How a hacker got himself pinged with thousands in parking tickets

A computer whiz who thought he could avoid parking tickets with a clever number plate has admitted the ruse backfired.

The security expert, known by his online handle Droogie, told a recent hacking conference how it all went wrong, reports Mashable.

He registered the number plate 'NULL', which is used in programming to denote no value, telling the DEF CON conference in Las Vegas he thought he was "the shit" and would avoid ever getting another parking or driving ticket.

"I'm gonna be invisible," he reportedly told the crowd on Saturday. "Instead, I got all the tickets."

In the first year, nothing was amiss. But when he went to reregister his plates online, the Department of Motor Vehicles (DMV) site broke, unable to handle the 'NULL' value. 

Soon after, Droogie says he got a legitimate parking ticket - then the floodgates opened. A database of outstanding tickets assigned to unknown number plates was triggered - if you hadn't already guessed, they were in the system as 'NULL'.

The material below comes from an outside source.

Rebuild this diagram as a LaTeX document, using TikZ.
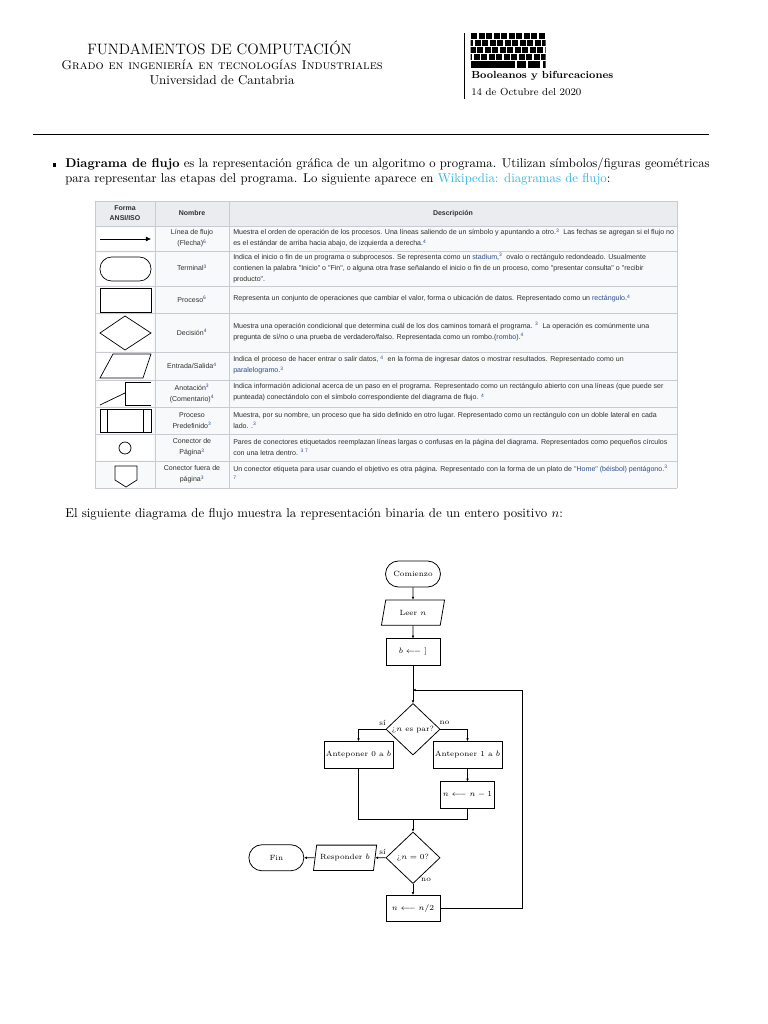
\documentclass[tikz,border=0pt]{standalone}
\usepackage{xcolor}
\usepackage{amsmath}
\usepackage{fontspec}
\usepackage{tikz}
\usetikzlibrary{positioning, arrows.meta, shapes.geometric, shapes.misc}
\newfontfamily\wikifont{Liberation Sans}
\definecolor{wikiblue}{HTML}{2A4B8D}
\definecolor{linkcyan}{HTML}{35B5E0}
\definecolor{headgray}{HTML}{EAECF0}
\definecolor{rowgray}{HTML}{F8F9FA}
\definecolor{gridgray}{HTML}{C8CCD1}
\definecolor{wikitext}{HTML}{303030}
\newcommand{\refmark}[1]{\textsuperscript{\textcolor{wikiblue}{#1}}}
\newcommand{\wikilink}[1]{\textcolor{wikiblue}{#1}}

\begin{document}
\begin{tikzpicture}[
    x=0.775pt, y=-0.775pt,
    pagetext/.style={inner sep=0pt, anchor=base west, font=\fontsize{9.82}{12}\selectfont},
    headtext/.style={inner sep=0pt, anchor=base, align=center},
    namecell/.style={inner sep=0pt, align=center, text=wikitext, font=\wikifont\fontsize{5.45}{8.5}\selectfont},
    desccell/.style={inner sep=0pt, anchor=west, align=left, text=wikitext, font=\wikifont\fontsize{5.47}{8.5}\selectfont},
    headcell/.style={inner sep=0pt, align=center, font=\wikifont\bfseries\fontsize{5.4}{7.8}\selectfont, text=wikitext},
    symbol/.style={draw=black, line width=0.55pt},
    flowbox/.style={draw, line width=0.6pt, font=\fontsize{5.85}{7.5}\selectfont, align=center, inner sep=0pt},
    termbox/.style={flowbox, rounded rectangle, minimum width=42.6pt, minimum height=20.2pt},
    procbox/.style={flowbox, rectangle, minimum width=42pt, minimum height=20.6pt},
    iobox/.style={flowbox, trapezium, trapezium left angle=68, trapezium right angle=112, trapezium stretches=true, minimum width=49pt, minimum height=19.6pt},
    testbox/.style={flowbox, diamond, minimum width=42pt, minimum height=40pt},
    flow/.style={draw, line width=0.6pt, -{Latex[length=2pt, width=2pt]}},
    plain/.style={draw, line width=0.6pt},
    branchlabel/.style={inner sep=0pt, font=\fontsize{5.85}{7.5}\selectfont}
]
\useasboundingbox (0,0) rectangle (768,1024);
\fill[white] (0,0) rectangle (768,1024);

% page header
\node[headtext, font=\fontsize{11.65}{13}\selectfont] (course) at (219.5,54) {FUNDAMENTOS DE COMPUTACIÓN};
\node[headtext, font=\fontsize{9.9}{12}\selectfont] (degree) at (222,69) {\textsc{Grado en ingeniería en tecnologías Industriales}};
\node[headtext] (school) at (222,84) {Universidad de Cantabria};
\draw[line width=0.7pt] (464,33) -- (464,99);
\begin{scope}
\clip (470.5,33) rectangle (545.5,68);
\foreach \ytop/\shift in {33/0,40/-4,47/-1.5,54/-5}
    \foreach \col in {0,...,10}
        \fill (471+\shift+\col*7.5,\ytop) rectangle (477.4+\shift+\col*7.5,\ytop+5.8);
\fill (470.5,61) rectangle (515,67.5);
\fill (517,61) rectangle (526,67.5);
\fill (528,61) rectangle (540,67.5);
\fill (543,61) rectangle (545.5,67.5);
\end{scope}
\node[pagetext, font=\fontsize{7.97}{10}\bfseries\selectfont] (topic) at (471,78) {Booleanos y bifurcaciones};
\node[pagetext, font=\fontsize{7.9}{10}\selectfont] (date) at (471,95) {14 de Octubre del 2020};
\draw[line width=0.7pt] (33,134) -- (709,134);

% intro
\fill (52.5,163) rectangle (56,166.5);
\node[pagetext] (introa) at (65,167) {\textbf{Diagrama de flujo} es la representación gráfica de un algoritmo o programa. Utilizan símbolos/figuras geométricas};
\node[pagetext, font=\fontsize{9.9}{12}\selectfont] (introb) at (65,182) {para representar las etapas del programa. Lo siguiente aparece en \textcolor{linkcyan}{Wikipedia: diagramas de flujo}:};

% table
\fill[headgray] (95,201) rectangle (677,226);
\fill[rowgray] (95,226) rectangle (677,488);
\foreach \yline in {201,226,251,286,313,352,380,407,434,461,488}
    \draw[gridgray, line width=0.5pt] (95,\yline) -- (677,\yline);
\foreach \xline in {95,155,229,677}
    \draw[gridgray, line width=0.5pt] (\xline,201) -- (\xline,488);
\fill[white] (98,228) rectangle (153,250);
\fill[white] (98,253) rectangle (153,285);
\fill[white] (98,287) rectangle (153,312);
\fill[white] (98,315) rectangle (153,351);
\fill[white] (98,353) rectangle (153,379);
\fill[white] (98,381) rectangle (153,406);
\fill[white] (98,408) rectangle (153,433);
\fill[white] (98,435) rectangle (153,460);
\fill[white] (113,462) rectangle (138,487);

\node[headcell] (formahead) at (125,213.5) {Forma\\ANSI/ISO};
\node[headcell] (namehead) at (192,213.5) {Nombre};
\node[headcell] (deschead) at (453,213.5) {Descripción};

\node[namecell] (namea) at (192,238.5) {Línea de flujo\\(Flecha)\refmark{6}};
\node[namecell] (nameb) at (192,268) {Terminal\refmark{3}};
\node[namecell] (namec) at (192,299.5) {Proceso\refmark{6}};
\node[namecell] (named) at (192,332.5) {Decisión\refmark{4}};
\node[namecell] (namee) at (192,366) {Entrada/Salida\refmark{4}};
\node[namecell] (namef) at (192,393.5) {Anotación\refmark{3}\\(Comentario)\refmark{4}};
\node[namecell] (nameg) at (192,420.5) {Proceso\\Predefinido\refmark{3}};
\node[namecell] (nameh) at (192,447.5) {Conector de\\Página\refmark{3}};
\node[namecell] (namei) at (192,474.5) {Conector fuera de\\página\refmark{3}};

\node[desccell] (desca) at (233,238) {Muestra el orden de operación de los procesos. Una líneas saliendo de un símbolo y apuntando a otro.\refmark{3} \ Las fechas se agregan si el flujo no\\es el estándar de arriba hacia abajo, de izquierda a derecha.\refmark{4}};
\node[desccell] (descb) at (233,268) {Indica el inicio o fin de un programa o subprocesos. Se representa como un \wikilink{stadium},\refmark{3} \ ovalo o rectángulo redondeado. Usualmente\\contienen la palabra "Inicio" o "Fin", o alguna otra frase señalando el inicio o fin de un proceso, como "presentar consulta" o "recibir\\producto".};
\node[desccell] (descc) at (233,298.5) {Representa un conjunto de operaciones que cambiar el valor, forma o ubicación de datos. Representado como un \wikilink{rectángulo}.\refmark{4}};
\node[desccell] (descd) at (233,331.5) {Muestra una operación condicional que determina cuál de los dos caminos tomará el programa. \refmark{3} \ La operación es comúnmente una\\pregunta de sí/no o una prueba de verdadero/falso. Representada como un rombo.(\wikilink{rombo}).\refmark{4}};
\node[desccell] (desce) at (233,365) {Indica el proceso de hacer entrar o salir datos, \refmark{4} \ en la forma de ingresar datos o mostrar resultados. Representado como un\\\wikilink{paralelogramo}.\refmark{3}};
\node[desccell] (descf) at (233,392.5) {Indica información adicional acerca de un paso en el programa. Representado como un rectángulo abierto con una líneas (que puede ser\\punteada) conectándolo con el símbolo correspondiente del diagrama de flujo. \refmark{4}};
\node[desccell] (descg) at (233,420) {Muestra, por su nombre, un proceso que ha sido definido en otro lugar. Representado como un rectángulo con un doble lateral en cada\\lado. .\refmark{3}};
\node[desccell] (desch) at (233,447) {Pares de conectores etiquetados reemplazan líneas largas o confusas en la página del diagrama. Representados como pequeños círculos\\con una letra dentro. \refmark{3}\,\refmark{7}};
\node[desccell] (desci) at (233,473.5) {Un conector etiqueta para usar cuando el objetivo es otra página. Representado con la forma de un plato de \wikilink{"Home" (béisbol) pentágono}.\refmark{3}\\\refmark{7}};

% table symbols
\draw[symbol, -{Latex[length=4pt, width=4pt]}] (100,239) -- (151,239);
\draw[symbol, rounded corners=9pt] (100,257) rectangle (151,281);
\draw[symbol] (100,288) rectangle (151,312);
\draw[symbol] (100,333) -- (125,316) -- (151,333) -- (125,350) -- cycle;
\draw[symbol] (100,378) -- (113,354) -- (151,354) -- (143,378) -- cycle;
\draw[symbol] (151,382) -- (125,382) -- (125,405) -- (151,405);
\draw[symbol] (100,405) -- (125,393);
\draw[symbol] (100,409) rectangle (151,432);
\draw[symbol] (107,409) -- (107,432);
\draw[symbol] (143,409) -- (143,432);
\draw[symbol] (125,448) circle (6);
\draw[symbol] (115,466) -- (137,466) -- (137,480) -- (126,487) -- (115,480) -- cycle;

\node[pagetext, font=\fontsize{9.95}{12}\selectfont] (lead) at (65,517) {El siguiente diagrama de flujo muestra la representación binaria de un entero positivo $n$:};

% flowchart
\node[termbox] (start) at (413,574) {Comienzo};
\node[iobox, below=9.4pt of start] (read) {Leer $n$};
\node[procbox, below=9.8pt of read] (init) {$b\longleftarrow$ ]};
\node[testbox, below=29pt of init] (parity) {¿$n$ es par?};
\coordinate (zeroup) at (358.5,741);
\coordinate (oneup) at (467.5,741);
\node[procbox, minimum width=53.5pt, anchor=north] (zero) at (zeroup) {Anteponer 0 a $b$};
\node[procbox, minimum width=53.5pt, anchor=north] (one) at (oneup) {Anteponer 1 a $b$};
\node[procbox, below=10pt of one] (dec) {$n\longleftarrow n-1$};
\node[testbox, below=59pt of parity] (iszero) {¿$n=0$?};
\node[procbox, below=8.4pt of iszero] (halve) {$n\longleftarrow n/2$};
\node[iobox, left=7.8pt of iszero] (answer) {Responder $b$};
\node[termbox, left=8.1pt of answer] (stop) {Fin};

\coordinate (join) at (413,690);
\coordinate (corner) at (522.5,690);
\coordinate (merge) at (413,819);

\draw[flow] (start) -- (read);
\draw[flow] (read) -- (init);
\draw[flow] (init) -- (parity);
\draw[flow] (parity.west) -| (zero.north);
\draw[flow] (parity.east) -| (one.north);
\draw[flow] (one) -- (dec);
\draw[plain] (zero.south) |- (merge);
\draw[plain] (dec.south) |- (merge);
\draw[flow] (merge) -- (iszero);
\draw[flow] (iszero) -- (halve);
\draw[flow] (iszero) -- (answer);
\draw[flow] (answer) -- (stop);
\draw[flow] (halve.east) -| (corner) -- (join);

\node[branchlabel] (parityyes) at (382.5,723) {sí};
\node[branchlabel] (parityno) at (444.5,723) {no};
\node[branchlabel] (zeroyes) at (382.5,852) {sí};
\node[branchlabel] (zerono) at (426,880) {no};
\end{tikzpicture}
\end{document}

Droogie says he was then asked to pay up US$12,000 worth of tickets.

"This is bullshit," Droogie said.

He explained the situation to the DMV, which gave him some obvious advice: ditch the NULL plate. He refused, saying he'd done nothing wrong. The tickets were eventually wiped, but new ones continue to be sent.

On the DEF CON website, Droogie said it was "surprising at how we're still seeing amateur mistakes being made on everyday applications and systems used by millions... especially in government systems".